[DO THIS] Without including the pictures, copy out every line below.

[RAW DATA]
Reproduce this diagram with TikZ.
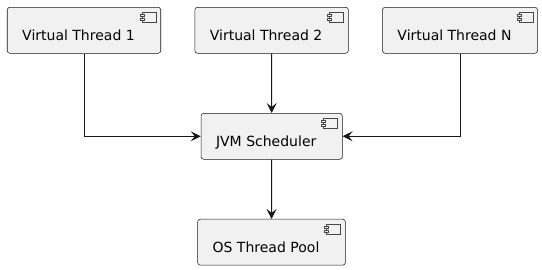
\documentclass[tikz,border=0pt]{standalone}
\usepackage{fontspec}
\setmainfont{DejaVu Sans}
\usepackage{xcolor}
\usetikzlibrary{arrows.meta, positioning, calc}
\definecolor{compfill}{HTML}{F1F1F1}
\definecolor{darkline}{HTML}{181818}

\begin{document}
\begin{tikzpicture}[
    x=0.75pt, y=0.75pt,
    comp/.style={rectangle, draw=darkline, fill=compfill, line width=0.4pt,
                 rounded corners=2pt, minimum height=34.5pt,
                 inner xsep=11.25pt, text height=15.2pt, text depth=0pt,
                 font=\fontsize{10.5pt}{12pt}\selectfont,
                 execute at end node={\kern8.25pt}},
    arrow/.style={-{Stealth[length=7.5pt, width=7.5pt, inset=3pt]},
                  line width=0.75pt, color=darkline},
    icon/.style={draw=darkline!80, fill=compfill, line width=0.3pt}
]
\useasboundingbox (0,0) rectangle (542,270);

% Virtual threads (top row)
\node[comp] (vt1) at (84,239.7) {Virtual Thread 1};
\node[comp] (vt2) at (271.6,239.7) {Virtual Thread 2};
\node[comp] (vtn) at (460,239.7) {Virtual Thread N};

% Scheduler and carrier pool
\node[comp] (jvm) at (271.7,133.7) {JVM Scheduler};
\node[comp] (os) at (271.5,27.8) {OS Thread Pool};

% Component icons
\foreach \n in {vt1, vt2, vtn, jvm, os} {
    \draw[icon] ($(\n.north east)+(-19,-5)$) rectangle ++(14,-10);
    \draw[icon] ($(\n.north east)+(-21,-7)$) rectangle ++(4,-2);
    \draw[icon] ($(\n.north east)+(-21,-11)$) rectangle ++(4,-2);
}

% Arrows
\draw[arrow] (vt1.south) |- (jvm.west);
\draw[arrow] (vt2) -- (jvm);
\draw[arrow] (vtn.south) |- (jvm.east);
\draw[arrow] (jvm) -- (os);

\end{tikzpicture}
\end{document}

[WORKED ANSWER]
Reproduce this diagram with TikZ.
\documentclass[tikz,border=0pt]{standalone}
\usepackage{fontspec}
\setmainfont{DejaVu Sans}
\usepackage{xcolor}
\usetikzlibrary{arrows.meta, positioning, calc}
\definecolor{compfill}{HTML}{F1F1F1}
\definecolor{darkline}{HTML}{181818}

\begin{document}
\begin{tikzpicture}[
    x=0.75pt, y=0.75pt,
    comp/.style={rectangle, draw=darkline, fill=compfill, line width=0.4pt,
                 rounded corners=2pt, minimum height=34.5pt,
                 inner xsep=11.25pt, text height=15.2pt, text depth=0pt,
                 font=\fontsize{10.5pt}{12pt}\selectfont,
                 execute at end node={\kern8.25pt}},
    arrow/.style={-{Stealth[length=7.5pt, width=7.5pt, inset=3pt]},
                  line width=0.75pt, color=darkline},
    icon/.style={draw=darkline!80, fill=compfill, line width=0.3pt}
]
\useasboundingbox (0,0) rectangle (542,270);

% Virtual threads (top row)
\node[comp] (vt1) at (84,239.7) {Virtual Thread 1};
\node[comp] (vt2) at (271.6,239.7) {Virtual Thread 2};
\node[comp] (vtn) at (460,239.7) {Virtual Thread N};

% Scheduler and carrier pool
\node[comp] (jvm) at (271.7,133.7) {JVM Scheduler};
\node[comp] (os) at (271.5,27.8) {OS Thread Pool};

% Component icons
\foreach \n in {vt1, vt2, vtn, jvm, os} {
    \draw[icon] ($(\n.north east)+(-19,-5)$) rectangle ++(14,-10);
    \draw[icon] ($(\n.north east)+(-21,-7)$) rectangle ++(4,-2);
    \draw[icon] ($(\n.north east)+(-21,-11)$) rectangle ++(4,-2);
}

% Arrows
\draw[arrow] (vt1.south) |- (jvm.west);
\draw[arrow] (vt2) -- (jvm);
\draw[arrow] (vtn.south) |- (jvm.east);
\draw[arrow] (jvm) -- (os);

\end{tikzpicture}
\end{document}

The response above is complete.